WRITTEN TASK. Starting at the first line of the data, print each line verbatim up to and including the line bearing "from matplotlib.transforms import", omitting pictures.

Code that draws figures.
════════
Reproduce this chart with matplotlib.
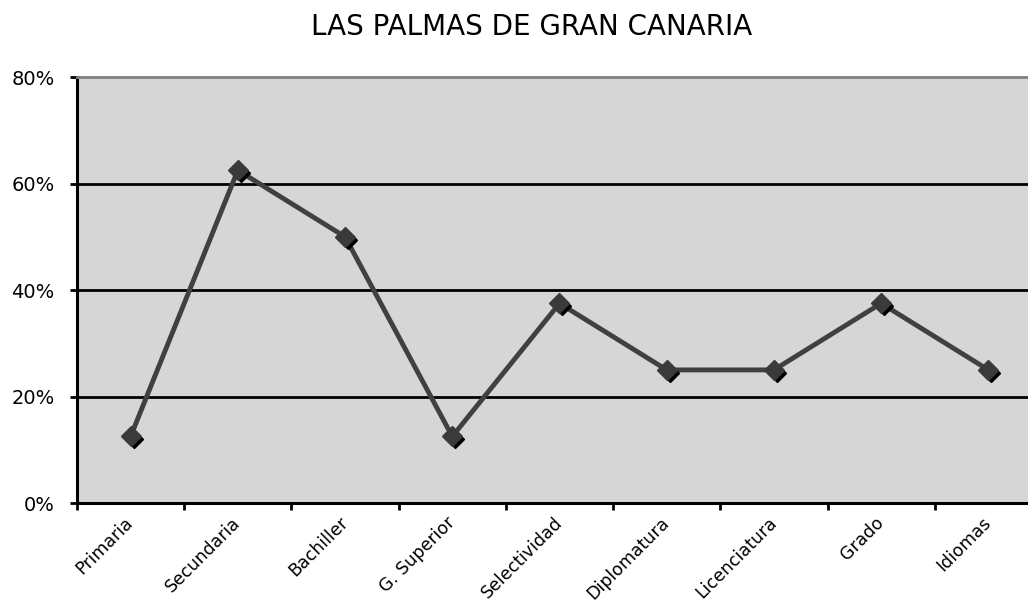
import numpy as np
import matplotlib
matplotlib.use("Agg")
import matplotlib.pyplot as plt
from matplotlib.transforms import ScaledTranslation

categories = ['Primaria', 'Secundaria', 'Bachiller', 'G. Superior', 'Selectividad',
              'Diplomatura', 'Licenciatura', 'Grado', 'Idiomas']
values = [12.5, 62.5, 50.0, 12.5, 37.5, 25.0, 25.0, 37.5, 25.0]
y_ticks = [0, 20, 40, 60, 80]

plt.rcParams['font.family'] = ['DejaVu Sans']

fig = plt.figure(figsize=(10.28, 6.07), dpi=100)
ax = fig.add_axes([0.0749, 0.1713, 0.9387, 0.7017])
ax.set_facecolor('#d6d6d6')

x = np.arange(len(categories))

# horizontal gridlines
for yv in y_ticks[1:-1]:
    ax.axhline(yv, color='black', lw=2, zorder=1)

ax.plot(x, values, color='#404040', lw=3.5, zorder=3)
# marker shadow
shadow = ax.transData + ScaledTranslation(3 / 100, -3 / 100, fig.dpi_scale_trans)
ax.plot(x, values, linestyle='none', marker='D', ms=9, color='black',
        transform=shadow, zorder=4)
ax.plot(x, values, linestyle='none', marker='D', ms=10, color='#3a3a3a',
        zorder=5)

ax.set_xlim(-0.5, len(categories) - 0.5)
ax.set_ylim(0, 80)

ax.set_yticks(y_ticks)
ax.set_yticklabels([f'{v}%' for v in y_ticks], fontsize=14)
ax.set_xticks(np.arange(-0.5, len(categories)), labels=[''] * (len(categories) + 1))
ax.set_xticks(x, minor=True)
ax.set_xticklabels(categories, minor=True, rotation=45, ha='right', va='center',
                   rotation_mode='anchor', fontsize=12.5)
ax.tick_params(axis='x', which='minor', length=0, pad=12)
ax.tick_params(axis='y', which='major', pad=11)
ax.tick_params(axis='both', which='major', length=5, width=2, direction='out')

for side in ['left', 'bottom']:
    ax.spines[side].set_linewidth(2.2)
    ax.spines[side].set_color('black')
ax.spines['top'].set_color('#808080')
ax.spines['top'].set_linewidth(2)
ax.spines['right'].set_visible(False)

fig.text(0.517, 0.955, 'LAS PALMAS DE GRAN CANARIA', ha='center', va='center',
         fontsize=20)

fig.savefig('out.png', dpi=100)
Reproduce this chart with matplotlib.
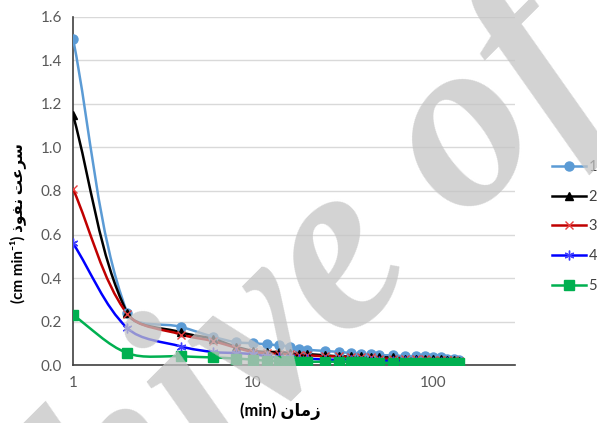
import numpy as np
import matplotlib
matplotlib.use("Agg")
import matplotlib.pyplot as plt
from matplotlib.path import Path
from matplotlib.patches import PathPatch
from matplotlib.lines import Line2D

# time (min) and infiltration rate (cm/min) for the five series
t = [1, 2, 4, 6, 8, 10, 12, 14, 16, 18, 20, 25, 30, 35, 40, 45, 50, 60, 70, 80, 90, 100, 110, 120, 130, 140]
s1 = [1.50, 0.24, 0.175, 0.13, 0.105, 0.10, 0.095, 0.09, 0.085, 0.075, 0.07, 0.065, 0.06, 0.055, 0.05, 0.05,
      0.045, 0.045, 0.04, 0.04, 0.04, 0.035, 0.035, 0.03, 0.03, 0.025]
s2 = [1.15, 0.24, 0.15, 0.12, 0.085, 0.065, 0.06, 0.06, 0.055, 0.05, 0.05, 0.045, 0.04, 0.04, 0.04, 0.035,
      0.035, 0.035, 0.03, 0.03, 0.03, 0.03, 0.03, 0.025, 0.025, 0.02]
s3 = [0.81, 0.235, 0.14, 0.11, 0.08, 0.06, 0.055, 0.05, 0.05, 0.045, 0.045, 0.04, 0.04, 0.035, 0.035, 0.035,
      0.03, 0.03, 0.03, 0.03, 0.03, 0.025, 0.025, 0.025, 0.025, 0.02]
s4 = [0.56, 0.17, 0.085, 0.06, 0.055, 0.05, 0.04, 0.035, 0.035, 0.03, 0.03, 0.025, 0.025, 0.025, 0.02, 0.02,
      0.02, 0.02, 0.02, 0.02, 0.015, 0.015, 0.015, 0.015, 0.01, 0.01]
s5 = [0.23, 0.055, 0.04, 0.035, 0.03, 0.025, 0.02, 0.02, 0.02, 0.015, 0.015, 0.015, 0.015, 0.015, 0.015, 0.01,
      0.01, 0.01, 0.01, 0.01, 0.01, 0.01, 0.01, 0.01, 0.01, 0.01]
labels = ["1", "2", "3", "4", "5"]
yticks = [0.0, 0.2, 0.4, 0.6, 0.8, 1.0, 1.2, 1.4, 1.6]
xticks = [1, 10, 100]

styles = [
    dict(color="#5B9BD5", marker="o", ms=6.5, mfc="#5B9BD5", mec="#5B9BD5", mew=1),
    dict(color="black", marker="^", ms=6, mfc="black", mec="black", mew=1),
    dict(color="#C00000", marker="x", ms=6, mfc="none", mec="#E84040", mew=1),
    dict(color="#0000FF", marker=(6, 2, 0), ms=7, mfc="none", mec="#4040FF", mew=1),
    dict(color="#00B050", marker="s", ms=6.5, mfc="#00B050", mec="#00B050", mew=1),
]


def smooth_path(x, y):
    # Excel-like smoothed line: cubic bezier through the points (log x)
    sx, sy = 180.0, 217.5
    p = np.column_stack([np.log10(x) * sx, np.array(y) * sy])
    n = len(p)
    verts = [p[0]]
    codes = [Path.MOVETO]
    for i in range(n - 1):
        p0, p1, p2, p3 = p[max(i - 1, 0)], p[i], p[i + 1], p[min(i + 2, n - 1)]
        d01 = np.hypot(*(p1 - p0))
        d12 = np.hypot(*(p2 - p1))
        d23 = np.hypot(*(p3 - p2))
        t1 = (p2 - p0) * d12 / (d01 + d12) if d01 + d12 > 0 else p2 - p1
        t2 = (p3 - p1) * d12 / (d12 + d23) if d12 + d23 > 0 else p2 - p1
        verts += [p1 + t1 / 3, p2 - t2 / 3, p2]
        codes += [Path.CURVE4] * 3
    v = np.array(verts)
    v = np.column_stack([10 ** (v[:, 0] / sx), v[:, 1] / sy])
    return Path(v, codes)


fig = plt.figure(figsize=(5.97, 4.23), dpi=100)
ax = fig.add_axes([0.1223, 0.137, 0.7403, 0.823])
ax.set_xscale("log")
ax.set_xlim(1, 285)
ax.set_ylim(0, 1.6)

for s, st in zip([s1, s2, s3, s4, s5], styles):
    ax.add_patch(PathPatch(smooth_path(t, s), fill=False, edgecolor=st["color"], lw=1.8,
                           capstyle="round", joinstyle="round", zorder=3))
    ax.plot(t, s, ls="none", marker=st["marker"], ms=st["ms"], mfc=st["mfc"],
            mec=st["mec"], mew=st["mew"], zorder=4)

ax.set_yticks(yticks)
ax.set_yticklabels([f"{v:.1f}" for v in yticks])
ax.set_xticks(xticks)
ax.set_xticklabels([str(v) for v in xticks])
ax.xaxis.set_minor_locator(matplotlib.ticker.NullLocator())
ax.tick_params(length=0, labelsize=11, labelcolor="#595959", pad=8)
for lab in ax.get_xticklabels() + ax.get_yticklabels():
    lab.set_family(["Lato", "DejaVu Sans"])
ax.grid(axis="y", color="#D9D9D9", lw=1)
ax.set_axisbelow(True)
for side in ["top", "right"]:
    ax.spines[side].set_visible(False)
ax.spines["left"].set_color("#404040")
ax.spines["bottom"].set_color("#404040")
ax.spines["left"].set_linewidth(1.2)
ax.spines["bottom"].set_linewidth(1.2)

# labels (Arabic glyphs given in presentation forms, visual order)
fig.text(0.469, 0.028, "(min) \uFEE5\uFE8E\uFEE3\uFEAF", ha="center", va="center", fontsize=12,
         fontweight="bold", color="black", family=["Lato", "DejaVu Sans"])
fig.text(0.03, 0.472, "(cm min\u207B\u00B9) \uFEAB\uFEEE\uFED4\uFEE7 \uFE96\uFECB\uFEAE\uFEB3",
         rotation=90, ha="center", va="center", fontsize=11, fontweight="bold", color="black",
         family=["Lato", "DejaVu Sans"])

handles = [Line2D([], [], color=st["color"], lw=1.8, marker=st["marker"], ms=st["ms"],
                  mfc=st["mfc"], mec=st["mec"], mew=st["mew"]) for st in styles]
leg = fig.legend(handles, labels, loc="upper left", bbox_to_anchor=(0.915, 0.635), frameon=False,
                 handlelength=2.3, handletextpad=0.2, labelspacing=1.07, borderaxespad=0,
                 prop={"family": ["Lato", "DejaVu Sans"], "size": 10.5})
for txt in leg.get_texts():
    txt.set_color("#404040")

# watermark
fig.text(0.608, 0.40, "Archive of SID", rotation=45, ha="center", va="center", rotation_mode="anchor",
         fontsize=178, style="italic", fontweight="bold", family="Liberation Serif", color="#C4C4C4",
         alpha=0.75, zorder=10)

fig.savefig("out.png", dpi=100)
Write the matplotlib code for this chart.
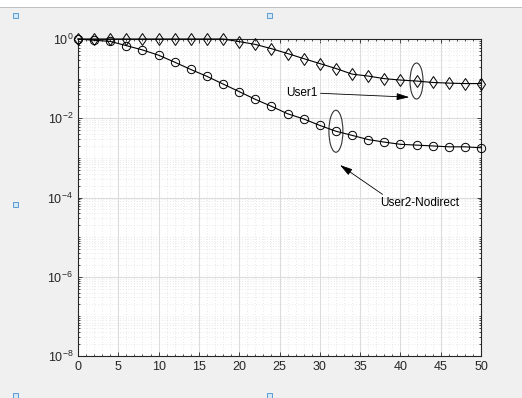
import numpy as np
import matplotlib.pyplot as plt
from matplotlib.patches import Ellipse, Rectangle
from matplotlib.ticker import LogLocator, MultipleLocator, NullFormatter

plt.rcParams['font.family'] = ['Liberation Sans', 'DejaVu Sans']

# --- Data ---
x = np.arange(0, 51, 2)
user1 = [1.0, 1.0, 1.0, 1.0, 1.0, 1.0, 1.0, 1.0, 1.0, 1.0,
         0.86, 0.73, 0.57, 0.43, 0.32, 0.24, 0.18, 0.13, 0.116, 0.10,
         0.092, 0.087, 0.080, 0.077, 0.075, 0.075]
user2 = [1.0, 0.93, 0.87, 0.68, 0.53, 0.39, 0.26, 0.17, 0.114, 0.073,
         0.047, 0.030, 0.020, 0.013, 0.0096, 0.0066, 0.0047, 0.0037, 0.0029, 0.0025,
         0.0022, 0.0021, 0.0020, 0.0019, 0.0019, 0.0018]

fig = plt.figure(figsize=(5.22, 3.98), dpi=100, facecolor='#f0f0f0')
ax = fig.add_axes([78/522, 1 - 356/398, 403/522, 317/398])
ax.set_facecolor('white')

ax.semilogy(x, user1, color='black', lw=0.8, marker='d', ms=6.5, mfc='none', mec='black', mew=0.7,
            clip_on=False, zorder=3)
ax.semilogy(x, user2, color='black', lw=0.8, marker='o', ms=6, mfc='none', mec='black', mew=0.7,
            clip_on=False, zorder=3)

ax.set_xlim(0, 50)
ax.set_ylim(1e-8, 1)
ax.xaxis.set_major_locator(MultipleLocator(5))
ax.xaxis.set_minor_locator(MultipleLocator(1))
ax.set_yticks([1e-8, 1e-6, 1e-4, 1e-2, 1])
ax.yaxis.set_minor_locator(LogLocator(base=10, subs=np.arange(1, 10), numticks=20))
ax.yaxis.set_minor_formatter(NullFormatter())

ax.grid(True, which='major', color='#dcdcdc', lw=0.8, ls='-')
ax.grid(True, which='minor', color='#d4d4d4', lw=0.5, ls=(0, (1, 3)))
ax.set_axisbelow(True)
ax.tick_params(which='both', direction='in', top=True, right=True, labelsize=9,
               colors='#262626', length=3, width=0.6)
ax.tick_params(which='minor', length=1.5)
for s in ax.spines.values():
    s.set_color('#262626')
    s.set_linewidth(0.8)

# --- Annotations ---
fig.canvas.draw()
to_ax = ax.transAxes.inverted()
c1 = to_ax.transform(ax.transData.transform((42, user1[21])))
c2 = to_ax.transform(ax.transData.transform((32, user2[16])))
ax.add_patch(Ellipse(c1, 13/403, 36/317, transform=ax.transAxes, fill=False, ec='#333333', lw=0.8))
ax.add_patch(Ellipse(c2, 14/403, 42/317, transform=ax.transAxes, fill=False, ec='#333333', lw=0.8))

arrow = dict(arrowstyle='-|>,head_length=0.9,head_width=0.25', color='black', lw=0.6,
             shrinkA=0, shrinkB=0)
ax.annotate('User1', xy=(41.1, 0.034), xytext=(27.8, 0.043), fontsize=8.5, ha='center', va='center',
            arrowprops=dict(arrow, relpos=(1, 0.5)))
ax.annotate('User2-Nodirect', xy=(32.5, 6.6e-4), xytext=(42.4, 7.2e-5), fontsize=8.5, ha='center', va='center',
            arrowprops=dict(arrow, relpos=(0.08, 1)))

# --- Window decorations (white strip and selection handles) ---
fig.add_artist(Rectangle((0, 1 - 7/398), 1, 7/398, transform=fig.transFigure, fc='white', ec='none'))
fig.add_artist(Rectangle((0, 1 - 8/398), 1, 1/398, transform=fig.transFigure, fc='#c0c0c0', ec='none'))
for px, py in [(15, 15), (269, 15), (15, 205), (15, 395), (269, 395)]:
    fig.add_artist(Rectangle(((px - 2.5)/522, 1 - (py + 2.5)/398), 5/522, 5/398,
                             transform=fig.transFigure, fc='#d4e8f8', ec='#5b9bd5', lw=0.7))

fig.savefig('out.png', dpi=100, facecolor=fig.get_facecolor())
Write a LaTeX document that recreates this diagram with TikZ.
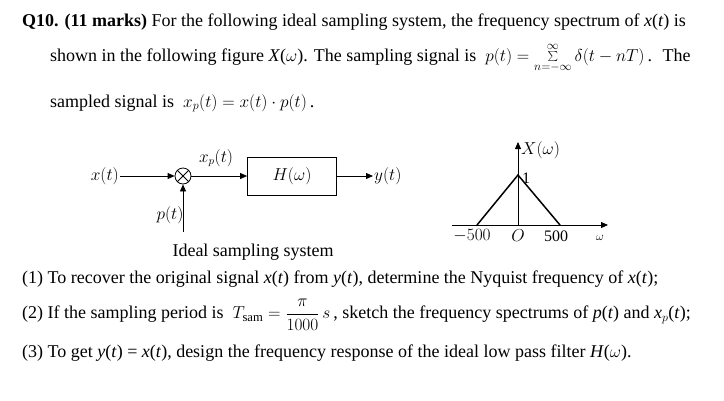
\documentclass[tikz,border=0pt]{standalone}
\usepackage{fontspec}
\setmainfont{Liberation Serif}
\usetikzlibrary{arrows.meta}
\begin{document}
\begin{tikzpicture}[x=1pt,y=-1pt,
  txt/.style={anchor=west,inner sep=0pt,font=\fontsize{18}{20}\selectfont},
  lbl/.style={inner sep=1pt,font=\fontsize{16}{18}\selectfont},
  arr/.style={-{Triangle[length=7pt,width=6pt]},line width=0.8pt},
  ln/.style={line width=0.8pt}]
\useasboundingbox (0,0) rectangle (724,400);
\node[txt] (l1) at (22,22) {\textbf{Q10. (11 marks)} For the following ideal sampling system, the frequency spectrum of \textit{x}(\textit{t}) is};
\node[txt] (l2) at (50,58) {shown in the following figure \textit{X}($\omega$). The sampling signal is \ $p(t)=\sum\limits_{n=-\infty}^{\infty}\delta(t-nT)$\,. \ The};
\node[txt] (l3) at (50,103) {sampled signal is \ $x_p(t)=x(t)\cdot p(t)$\,.};
% block diagram
\node[lbl,anchor=east] (x) at (120,176) {$x(t)$};
\node[circle,draw,line width=0.8pt,minimum size=16pt,inner sep=0pt] (m) at (183,176) {};
\draw[ln] (m.north west)--(m.south east) (m.north east)--(m.south west);
\node[draw,line width=0.8pt,minimum width=89pt,minimum height=38pt] (H) at (292,176) {\fontsize{16}{18}\selectfont$H(\omega)$};
\node[lbl,anchor=west] (y) at (373,176) {$y(t)$};
\node[lbl] (xp) at (216,158) {$x_p(t)$};
\node[lbl] (p) at (170,215) {$p(t)$};
\coordinate (pb) at (183,232);
\draw[arr] (x)--(m);
\draw[arr] (m)--(H);
\draw[arr] (H)--(y);
\draw[arr] (pb)--(m);
\node[lbl] (cap) at (253,252) {\fontsize{18}{20}\selectfont Ideal sampling system};
% spectrum
\coordinate (a0) at (452,225); \coordinate (a1) at (608,225);
\coordinate (v0) at (518,225); \coordinate (v1) at (518,142);
\draw[arr] (a0)--(a1);
\draw[arr] (v0)--(v1);
\coordinate (tl) at (477,225); \coordinate (tp) at (518,175); \coordinate (tr) at (560,225);
\draw[line width=1.5pt] (tl)--(tp)--(tr);
\node[lbl,anchor=west] (X) at (520,150) {$X(\omega)$};
\node[lbl,anchor=west] (one) at (521,178) {1};
\node[lbl] (m5) at (472,236) {$-500$};
\node[lbl] (o) at (518,236) {$O$};
\node[lbl] (p5) at (556,236) {500};
\node[lbl] (w) at (600,238) {\fontsize{12}{13}\selectfont$\omega$};
% questions
\node[txt] (q1) at (22,279) {(1) To recover the original signal \textit{x}(\textit{t}) from \textit{y}(\textit{t}), determine the Nyquist frequency of \textit{x}(\textit{t});};
\node[txt] (q2) at (22,315) {(2) If the sampling period is \ $T_{\mathrm{sam}}=\displaystyle\frac{\pi}{1000}\,s$\,, sketch the frequency spectrums of \textit{p}(\textit{t}) and \textit{x}$_p$(\textit{t});};
\node[txt] (q3) at (22,353) {(3) To get \textit{y}(\textit{t}) = \textit{x}(\textit{t}), design the frequency response of the ideal low pass filter \textit{H}($\omega$).};
\end{tikzpicture}
\end{document}
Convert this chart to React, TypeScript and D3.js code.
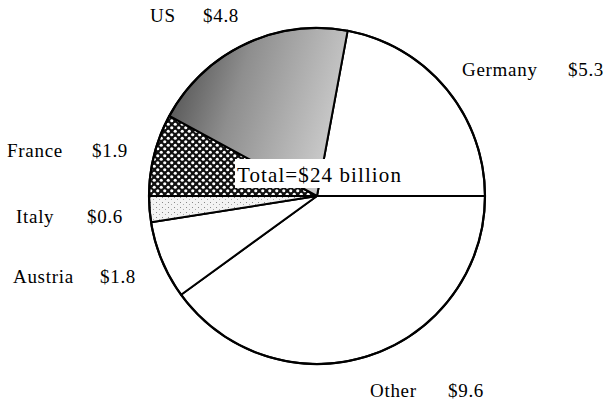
════════
TASK OUTPUT.
Reproduce this chart with matplotlib.
import numpy as np
import matplotlib
matplotlib.use("Agg")
import matplotlib.pyplot as plt
from matplotlib.transforms import ScaledTranslation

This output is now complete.